(Reflections on THAIS by Jules Massenet, starring Renee Fleming and Thomas Hampson. Metropolitan Opera production directed by John Cox, broadcast in High Definition, December 20.)
Capsule descriptions of THAIS led me to expect a cynical mix of Victorian religiosity and sensuous titillation, one being used as a cover for the other. The mix was there, and a cynical director could certainly play up those elements, but the libretto and score are thoughtful, subtle, and sincere. The entire opera is based on stark and pleasing symmetry, as the two characters criss-cross to opposite ends of the spectrum from body to soul. Soul wins.
The Met's production begins with an image of desert hermits in ancient Egypt, ceremoniously grateful for water, for food, for honey. Their music is dignified. Brother Athanael, portrayed by Thomas Hampson, arrives from a visit to the sinful city, and he cites the courtesan Thais as totem for the city's hedonism. Soon, he is asleep and dreaming of Thais, who dances. The supple music, orchestrated for harp and some shimmering woodwinds, contrasts with the somewhat plodding and dark sound of Athanael and the brothers. He awakes, saying that he is determined to convert her to Christianity, and thereby to win the entire city. It's plausible, but the music has already told us that his mission is only a cover for his obsession, and a warning from the abbott makes this clear.
In the city, Athanael interacts with Thais's boy toy of the week, and learn that Athanael was once a student there, one of the guys. There's musical and visual contrast that makes Thais's interest in the monk plausible. Next, we see her alone, pleading to her mirror and to the goddess Venus to "tell her" that she will remain beautiful "eternellement," while she clearly detects signs of age in her image. She is amused and then alarmed by Athanael when he comes to her chambers. She admits to him that her pleasures are empty, the "love" is phoney. She is already open to Athanael's message, when she is suddenly struck by his use of that key word, "eternelle," promising eternal life through faith. Shortly, she is repeating her prayer to Venus, resisting the call of conversion; while Athanael prays to God for strength to resist his sensuous attraction to her.

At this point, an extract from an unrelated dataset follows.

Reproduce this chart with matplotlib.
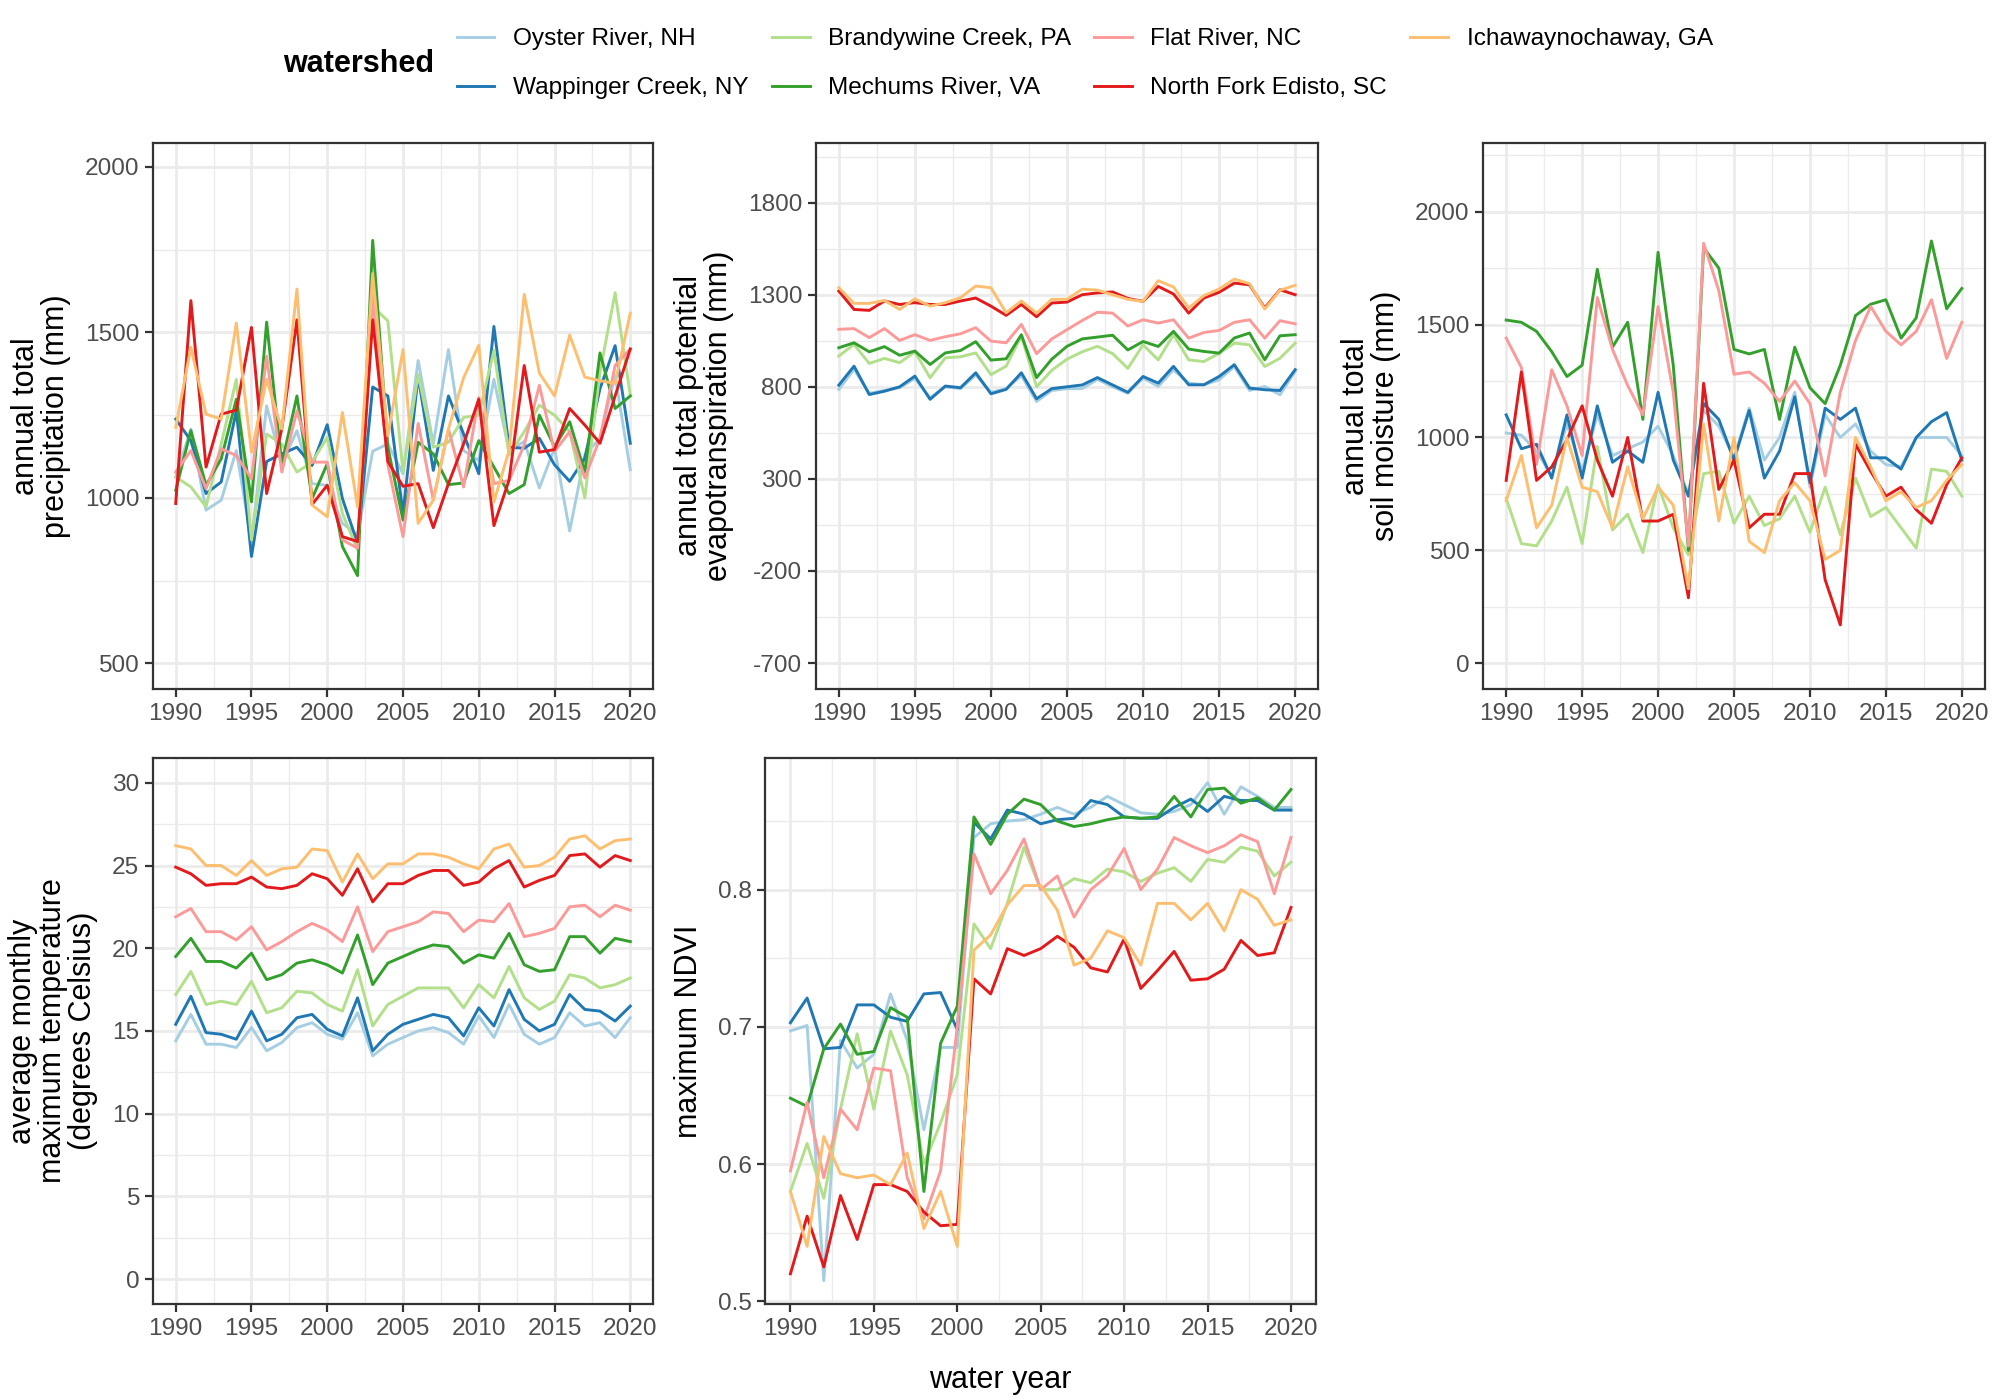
import numpy as np
import matplotlib
matplotlib.use("Agg")
import matplotlib.pyplot as plt
from matplotlib.ticker import MultipleLocator, FixedLocator

plt.rcParams['font.family'] = ['Liberation Sans', 'DejaVu Sans']
plt.rcParams['axes.unicode_minus'] = False

years = list(range(1990, 2021))
watersheds = ['Oyster River, NH', 'Wappinger Creek, NY', 'Brandywine Creek, PA',
              'Mechums River, VA', 'Flat River, NC', 'North Fork Edisto, SC',
              'Ichawaynochaway, GA']
colors = ['#a6cee3', '#1f78b4', '#b2df8a', '#33a02c', '#fb9a99', '#e31a1c', '#fdbf6f']

# annual total precipitation (mm), one list per watershed in the order above
precip = [
    [1063, 1208, 963, 993, 1143, 868, 1278, 1103, 1203, 1043, 1038, 923, 888, 1141, 1163, 1073,
     1415, 1163, 1448, 1143, 1113, 1358, 1143, 1170, 1030, 1150, 900, 1130, 1180, 1370, 1085],
    [1238, 1173, 1013, 1048, 1263, 823, 1110, 1133, 1153, 1098, 1221, 998, 863, 1335, 1308, 953,
     1368, 1083, 1308, 1193, 1073, 1518, 1153, 1150, 1180, 1100, 1050, 1120, 1330, 1460, 1165],
    [1063, 1033, 973, 1163, 1358, 873, 1193, 1163, 1078, 1108, 1183, 953, 843, 1578, 1535, 1078,
     1373, 1153, 1168, 1243, 1250, 1445, 1130, 1200, 1280, 1250, 1200, 1000, 1380, 1620, 1310],
    [1023, 1203, 1038, 1118, 1298, 988, 1531, 1103, 1308, 998, 1103, 853, 765, 1778, 1153, 933,
     1168, 1133, 1040, 1045, 1173, 1093, 1013, 1040, 1250, 1154, 1230, 1077, 1438, 1270, 1308],
    [1078, 1143, 1028, 1148, 1128, 1058, 1428, 1078, 1263, 1108, 1108, 873, 848, 1613, 1100, 883,
     1225, 993, 1208, 1033, 1303, 1043, 1053, 1160, 1340, 1140, 1200, 1060, 1180, 1400, 1450],
    [983, 1596, 1093, 1253, 1265, 1515, 1013, 1208, 1538, 980, 1038, 883, 868, 1538, 1110, 1035,
     1043, 910, 1043, 1163, 1298, 916, 1054, 1400, 1138, 1146, 1270, 1220, 1165, 1308, 1450],
    [1213, 1455, 1253, 1238, 1528, 1138, 1358, 1208, 1631, 978, 943, 1258, 973, 1678, 1188, 1448,
     923, 993, 1208, 1363, 1461, 988, 1143, 1615, 1377, 1308, 1492, 1365, 1354, 1346, 1558],
]

# annual total potential evapotranspiration (mm)
pet = [
    [786, 895, 765, 780, 795, 845, 740, 800, 790, 865, 770, 790, 860, 720, 780, 790,
     790, 840, 800, 765, 847, 802, 892, 820, 811, 838, 910, 780, 802, 757, 883],
    [809, 912, 758, 776, 800, 858, 732, 804, 795, 876, 762, 786, 876, 735, 790, 800,
     810, 850, 810, 770, 856, 820, 911, 811, 811, 856, 920, 793, 784, 780, 893],
    [967, 1030, 927, 954, 931, 990, 849, 957, 963, 984, 866, 912, 1076, 800, 890, 950,
     990, 1020, 980, 900, 1028, 946, 1083, 946, 937, 982, 1037, 1028, 910, 955, 1037],
    [1012, 1039, 990, 1018, 971, 994, 921, 984, 997, 1045, 945, 952, 1083, 850, 950, 1020,
     1060, 1070, 1080, 1000, 1046, 1019, 1101, 1005, 992, 983, 1065, 1092, 947, 1077, 1083],
    [1112, 1116, 1067, 1116, 1052, 1083, 1052, 1072, 1088, 1121, 1048, 1039, 1139, 980, 1060, 1110,
     1160, 1205, 1200, 1130, 1164, 1146, 1164, 1064, 1095, 1106, 1150, 1164, 1064, 1159, 1142],
    [1320, 1220, 1215, 1266, 1247, 1257, 1247, 1247, 1266, 1282, 1238, 1188, 1247, 1180, 1255, 1260,
     1300, 1310, 1315, 1280, 1264, 1345, 1304, 1200, 1282, 1313, 1363, 1354, 1228, 1327, 1300],
    [1338, 1253, 1253, 1269, 1220, 1278, 1238, 1257, 1284, 1347, 1338, 1202, 1266, 1200, 1275, 1275,
     1330, 1325, 1300, 1275, 1264, 1376, 1342, 1228, 1295, 1331, 1385, 1360, 1222, 1324, 1351],
]

# annual total soil moisture (mm)
soil = [
    [1020, 1010, 940, 830, 1060, 850, 1100, 920, 950, 980, 1050, 920, 750, 1120, 1050, 910,
     1130, 900, 1000, 1200, 780, 1100, 1000, 1060, 940, 880, 870, 1000, 1000, 1000, 920],
    [1100, 950, 970, 820, 1100, 820, 1140, 890, 940, 890, 1200, 900, 740, 1150, 1080, 900,
     1120, 820, 940, 1180, 800, 1130, 1080, 1130, 910, 910, 860, 1000, 1070, 1110, 900],
    [730, 530, 520, 630, 780, 530, 960, 590, 660, 490, 790, 600, 480, 840, 850, 620,
     740, 610, 640, 740, 580, 780, 570, 820, 650, 690, 600, 510, 860, 850, 740],
    [1520, 1510, 1470, 1380, 1270, 1320, 1745, 1400, 1510, 1080, 1820, 1320, 500, 1840, 1750, 1390,
     1370, 1390, 1080, 1400, 1220, 1150, 1320, 1540, 1590, 1610, 1440, 1530, 1870, 1570, 1660],
    [1440, 1310, 880, 1300, 1140, 920, 1620, 1390, 1230, 1100, 1580, 1200, 520, 1860, 1650, 1280,
     1290, 1240, 1160, 1250, 1150, 830, 1200, 1430, 1580, 1470, 1410, 1470, 1610, 1350, 1510],
    [810, 1290, 810, 870, 990, 1140, 900, 740, 1000, 630, 630, 660, 290, 1240, 770, 900,
     600, 660, 660, 840, 840, 370, 170, 970, 850, 740, 780, 680, 620, 790, 910],
    [720, 920, 600, 700, 1000, 780, 760, 600, 870, 640, 780, 700, 330, 1060, 630, 1000,
     540, 490, 720, 800, 720, 460, 500, 1000, 870, 720, 760, 690, 720, 810, 880],
]

# average monthly maximum temperature (degrees Celsius)
tmax = [
    [14.4, 16.0, 14.2, 14.2, 14.0, 15.2, 13.8, 14.3, 15.2, 15.5, 14.8, 14.5, 16.1, 13.5, 14.2, 14.6,
     15.0, 15.2, 14.9, 14.2, 15.9, 14.6, 16.6, 14.8, 14.2, 14.6, 16.1, 15.3, 15.5, 14.6, 15.8],
    [15.4, 17.1, 14.9, 14.8, 14.5, 16.2, 14.4, 14.8, 15.8, 16.0, 15.1, 14.7, 17.0, 13.8, 14.8, 15.4,
     15.7, 16.0, 15.8, 14.7, 16.4, 15.3, 17.5, 15.7, 15.0, 15.4, 17.2, 16.3, 16.2, 15.6, 16.5],
    [17.2, 18.6, 16.6, 16.8, 16.6, 18.0, 16.1, 16.4, 17.4, 17.3, 16.6, 16.2, 18.7, 15.3, 16.6, 17.1,
     17.6, 17.6, 17.6, 16.4, 17.8, 17.0, 18.9, 17.0, 16.3, 16.8, 18.4, 18.2, 17.6, 17.8, 18.2],
    [19.5, 20.6, 19.2, 19.2, 18.8, 19.7, 18.1, 18.4, 19.1, 19.3, 19.0, 18.5, 20.8, 17.8, 19.1, 19.5,
     19.9, 20.2, 20.1, 19.1, 19.6, 19.4, 20.9, 19.0, 18.6, 18.7, 20.7, 20.7, 19.7, 20.6, 20.4],
    [21.9, 22.4, 21.0, 21.0, 20.5, 21.3, 19.9, 20.4, 21.0, 21.5, 21.1, 20.4, 22.5, 19.8, 21.0, 21.3,
     21.6, 22.2, 22.1, 21.0, 21.7, 21.6, 22.7, 20.7, 20.9, 21.2, 22.5, 22.6, 21.9, 22.6, 22.3],
    [24.9, 24.5, 23.8, 23.9, 23.9, 24.3, 23.7, 23.6, 23.8, 24.5, 24.2, 23.2, 24.8, 22.8, 23.9, 23.9,
     24.4, 24.7, 24.7, 23.8, 24.0, 24.8, 25.3, 23.7, 24.1, 24.4, 25.6, 25.7, 24.9, 25.6, 25.3],
    [26.2, 26.0, 25.0, 25.0, 24.4, 25.3, 24.4, 24.8, 24.9, 26.0, 25.9, 24.0, 25.7, 24.2, 25.1, 25.1,
     25.7, 25.7, 25.5, 25.1, 24.8, 26.0, 26.3, 24.9, 25.0, 25.5, 26.6, 26.8, 26.0, 26.5, 26.6],
]

# maximum NDVI
ndvi = [
    [0.697, 0.701, 0.515, 0.690, 0.670, 0.680, 0.724, 0.690, 0.625, 0.685, 0.685, 0.838, 0.848,
     0.850, 0.851, 0.855, 0.860, 0.855, 0.860, 0.868, 0.862, 0.856, 0.855, 0.857, 0.862, 0.878,
     0.855, 0.875, 0.868, 0.860, 0.860],
    [0.703, 0.721, 0.684, 0.685, 0.716, 0.716, 0.707, 0.704, 0.724, 0.725, 0.698, 0.849, 0.837,
     0.858, 0.855, 0.848, 0.851, 0.852, 0.865, 0.862, 0.853, 0.852, 0.852, 0.860, 0.866, 0.857,
     0.868, 0.865, 0.865, 0.858, 0.858],
    [0.580, 0.615, 0.575, 0.640, 0.695, 0.640, 0.697, 0.665, 0.600, 0.630, 0.665, 0.775, 0.757,
     0.790, 0.831, 0.800, 0.800, 0.808, 0.805, 0.815, 0.813, 0.806, 0.812, 0.816, 0.806, 0.822,
     0.820, 0.831, 0.828, 0.810, 0.820],
    [0.648, 0.642, 0.684, 0.702, 0.680, 0.682, 0.714, 0.707, 0.580, 0.688, 0.715, 0.853, 0.833,
     0.855, 0.866, 0.862, 0.850, 0.846, 0.848, 0.851, 0.853, 0.852, 0.853, 0.868, 0.853, 0.873,
     0.874, 0.863, 0.867, 0.858, 0.873],
    [0.595, 0.645, 0.590, 0.640, 0.625, 0.670, 0.668, 0.590, 0.560, 0.595, 0.700, 0.826, 0.797,
     0.814, 0.837, 0.800, 0.810, 0.780, 0.800, 0.810, 0.830, 0.800, 0.815, 0.838, 0.832, 0.827,
     0.832, 0.840, 0.835, 0.797, 0.838],
    [0.520, 0.562, 0.525, 0.577, 0.545, 0.585, 0.585, 0.580, 0.565, 0.555, 0.556, 0.735, 0.724,
     0.757, 0.752, 0.757, 0.766, 0.758, 0.743, 0.740, 0.764, 0.728, 0.741, 0.755, 0.734, 0.735,
     0.742, 0.763, 0.752, 0.754, 0.787],
    [0.580, 0.540, 0.620, 0.593, 0.590, 0.592, 0.585, 0.608, 0.553, 0.580, 0.540, 0.756, 0.767,
     0.789, 0.803, 0.803, 0.785, 0.745, 0.750, 0.770, 0.765, 0.745, 0.790, 0.790, 0.778, 0.790,
     0.770, 0.800, 0.793, 0.774, 0.778],
]

fig = plt.figure(figsize=(10, 7), dpi=200)

panels = [
    # data, rect, y label, y ticks, y limits
    (precip, [0.0765, 0.508, 0.250, 0.390], 'annual total\nprecipitation (mm)',
     [500, 1000, 1500, 2000], (423, 2073)),
    (pet, [0.408, 0.508, 0.251, 0.390], 'annual total potential\nevapotranspiration (mm)',
     [-700, -200, 300, 800, 1300, 1800], (-840, 2125)),
    (soil, [0.7417, 0.508, 0.2506, 0.390], 'annual total\nsoil moisture (mm)',
     [0, 500, 1000, 1500, 2000], (-113, 2305)),
    (tmax, [0.0765, 0.0686, 0.250, 0.390],
     'average monthly\nmaximum temperature\n(degrees Celsius)',
     [0, 5, 10, 15, 20, 25, 30], (-1.5, 31.5)),
    (ndvi, [0.3827, 0.0686, 0.2753, 0.390], 'maximum NDVI',
     [0.5, 0.6, 0.7, 0.8], (0.498, 0.896)),
]

lines = []
for data, rect, ylab, yt, ylim in panels:
    ax = fig.add_axes(rect)
    lines = []
    for vals, col, name in zip(data, colors, watersheds):
        ln, = ax.plot(years, vals, color=col, lw=1.05, label=name, zorder=3)
        lines.append(ln)
    ax.set_xlim(1988.5, 2021.5)
    ax.set_ylim(*ylim)
    ax.xaxis.set_major_locator(MultipleLocator(5))
    ax.xaxis.set_minor_locator(FixedLocator(np.arange(1992.5, 2020, 5)))
    ax.set_yticks(yt)
    step = yt[1] - yt[0]
    ax.yaxis.set_minor_locator(FixedLocator(np.arange(yt[0] - step / 2, yt[-1] + step, step)))
    ax.grid(which='major', color='#EBEBEB', lw=1.0, zorder=0)
    ax.grid(which='minor', color='#EBEBEB', lw=0.5, zorder=0)
    ax.set_axisbelow(True)
    for s in ax.spines.values():
        s.set_color('#333333')
        s.set_linewidth(0.8)
    ax.tick_params(which='major', length=2.75, width=0.8, color='#333333',
                   labelcolor='#4D4D4D', labelsize=8.8, pad=2.2)
    ax.tick_params(which='minor', length=0)
    ax.set_ylabel(ylab, fontsize=11, linespacing=1.0, labelpad=5)

fig.text(0.5, 0.0143, 'water year', ha='center', va='center', fontsize=11)

fig.text(0.1415, 0.9545, 'watershed', ha='left', va='center', fontsize=11,
         fontweight='bold')
fig.legend(lines, watersheds, ncol=4, loc='center left',
           bbox_to_anchor=(0.2283, 0.9545), frameon=False, fontsize=8.8,
           handlelength=1.55, handletextpad=0.75, columnspacing=0.95,
           labelspacing=1.1, borderpad=0, borderaxespad=0)

fig.savefig('out.png', dpi=200)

In a backstage interview, soprano Renee Fleming said that the instrumental "meditation" that plays next is, for her, the actual conversion, the pivot of the opera. On the HD screen, the young violinist David Chan seemed to be acting that as we watched his face closely. Later, he confirmed that he was trying to express his own Christian faith in that lovely violin solo.
Later, Thais asks to keep a statuette of "Eros" because, she says, love is good, and only her misunderstanding of it was bad. That seems true. Athanael responds with a burst of righteous indignation which seems false, and that's because it's actually his expression of alarm at his own temptation. We can sense this in Thais's gentle and convincing music, contrasted to Athanael's response, all out of proportion.
The ending brings us to a convent of nuns in white (their abbess named "Albine"), bookending the original scene of dark monks at sunset. The two characters have changed places. Athanael, returning to the convent to find Thais, sings that there is no God, there is nothing but love. But Thais is beyond reach, having been in a vigil without food or rest for days. With her meditation replaying, she sings of seeing the gates of heaven open, and she dies with beatific smile while he mourns. That's a bit soppy, but that's grand opera for you.
All in all, it's convincing and beautiful. Massenet's orchestral colors, and use of repeated melody, and canny contrast (as, following the lyrical meditation with a scene of percussive strumming) are every bit as thoughtful and imaginative as those of Puccini and other composers that I prize.